## MATERIAL
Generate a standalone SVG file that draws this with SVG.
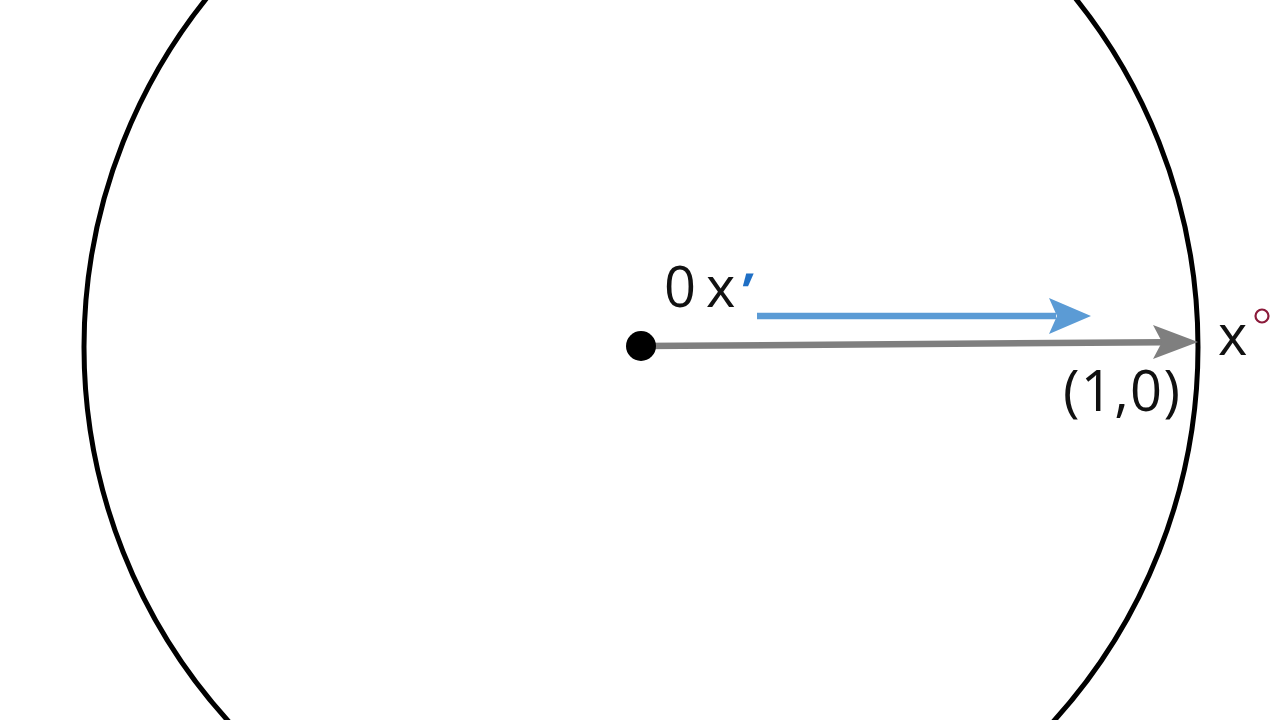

==

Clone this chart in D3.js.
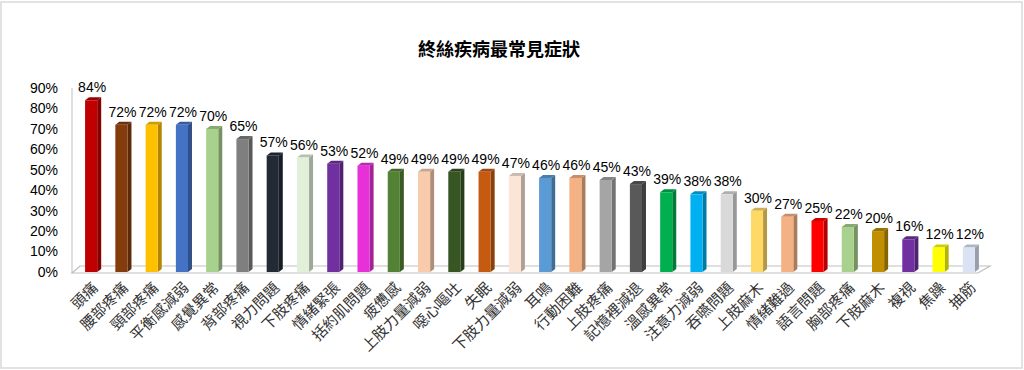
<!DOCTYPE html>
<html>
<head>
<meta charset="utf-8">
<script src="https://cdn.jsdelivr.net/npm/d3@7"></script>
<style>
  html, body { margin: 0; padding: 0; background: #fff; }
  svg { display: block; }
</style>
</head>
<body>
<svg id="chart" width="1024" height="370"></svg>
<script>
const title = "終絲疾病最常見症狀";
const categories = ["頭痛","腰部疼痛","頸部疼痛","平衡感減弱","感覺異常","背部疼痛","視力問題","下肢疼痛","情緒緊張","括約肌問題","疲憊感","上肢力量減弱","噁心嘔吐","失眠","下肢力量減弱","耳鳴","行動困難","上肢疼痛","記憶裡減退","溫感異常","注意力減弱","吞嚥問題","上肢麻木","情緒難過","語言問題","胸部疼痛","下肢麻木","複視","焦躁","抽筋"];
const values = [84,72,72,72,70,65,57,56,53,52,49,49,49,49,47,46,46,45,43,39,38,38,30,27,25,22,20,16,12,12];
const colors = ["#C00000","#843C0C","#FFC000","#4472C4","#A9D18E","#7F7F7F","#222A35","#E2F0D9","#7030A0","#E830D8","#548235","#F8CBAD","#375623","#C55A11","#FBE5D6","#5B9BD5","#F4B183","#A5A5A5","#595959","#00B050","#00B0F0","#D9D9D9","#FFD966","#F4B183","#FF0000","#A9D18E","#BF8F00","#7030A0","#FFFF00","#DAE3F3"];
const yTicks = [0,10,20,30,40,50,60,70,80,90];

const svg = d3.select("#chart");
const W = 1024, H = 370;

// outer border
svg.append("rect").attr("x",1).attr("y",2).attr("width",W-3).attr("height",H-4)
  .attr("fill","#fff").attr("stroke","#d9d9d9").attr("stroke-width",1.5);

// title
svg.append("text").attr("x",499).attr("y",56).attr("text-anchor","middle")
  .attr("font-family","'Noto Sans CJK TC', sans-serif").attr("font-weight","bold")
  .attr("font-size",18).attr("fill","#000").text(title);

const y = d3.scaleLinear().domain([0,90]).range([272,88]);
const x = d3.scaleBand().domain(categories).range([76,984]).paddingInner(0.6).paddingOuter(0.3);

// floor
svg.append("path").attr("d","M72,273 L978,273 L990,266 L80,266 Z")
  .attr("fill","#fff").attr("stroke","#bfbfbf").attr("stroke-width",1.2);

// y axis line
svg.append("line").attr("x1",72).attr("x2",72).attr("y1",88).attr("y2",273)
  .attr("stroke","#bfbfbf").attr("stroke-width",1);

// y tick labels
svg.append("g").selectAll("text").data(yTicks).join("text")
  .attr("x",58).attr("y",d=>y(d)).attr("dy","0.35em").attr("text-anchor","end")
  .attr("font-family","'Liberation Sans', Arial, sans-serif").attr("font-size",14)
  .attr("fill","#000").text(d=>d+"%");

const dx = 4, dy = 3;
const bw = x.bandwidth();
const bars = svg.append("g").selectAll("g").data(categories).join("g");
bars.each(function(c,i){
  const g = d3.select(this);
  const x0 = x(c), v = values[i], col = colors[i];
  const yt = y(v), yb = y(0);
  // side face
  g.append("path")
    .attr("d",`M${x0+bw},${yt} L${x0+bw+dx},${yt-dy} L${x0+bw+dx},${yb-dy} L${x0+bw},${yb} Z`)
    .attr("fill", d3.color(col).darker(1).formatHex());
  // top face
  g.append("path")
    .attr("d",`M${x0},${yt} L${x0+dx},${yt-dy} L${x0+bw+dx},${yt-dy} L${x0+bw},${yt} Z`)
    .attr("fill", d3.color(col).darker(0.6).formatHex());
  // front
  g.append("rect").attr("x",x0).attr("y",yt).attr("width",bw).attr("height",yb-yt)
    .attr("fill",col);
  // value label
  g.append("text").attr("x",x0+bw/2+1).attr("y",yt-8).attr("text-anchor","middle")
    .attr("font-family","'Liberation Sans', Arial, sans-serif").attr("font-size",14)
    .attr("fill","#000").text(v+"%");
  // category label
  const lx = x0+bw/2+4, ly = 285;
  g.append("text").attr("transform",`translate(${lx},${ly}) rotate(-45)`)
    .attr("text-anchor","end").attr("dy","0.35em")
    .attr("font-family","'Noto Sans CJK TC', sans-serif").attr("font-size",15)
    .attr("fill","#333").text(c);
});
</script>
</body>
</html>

## YOUR OBJECTIVE
From the entries above, select each line containing the string "this".

## RESPONSE
Generate a standalone SVG file that draws this with SVG.
Clone this chart in D3.js.
  const g = d3.select(this);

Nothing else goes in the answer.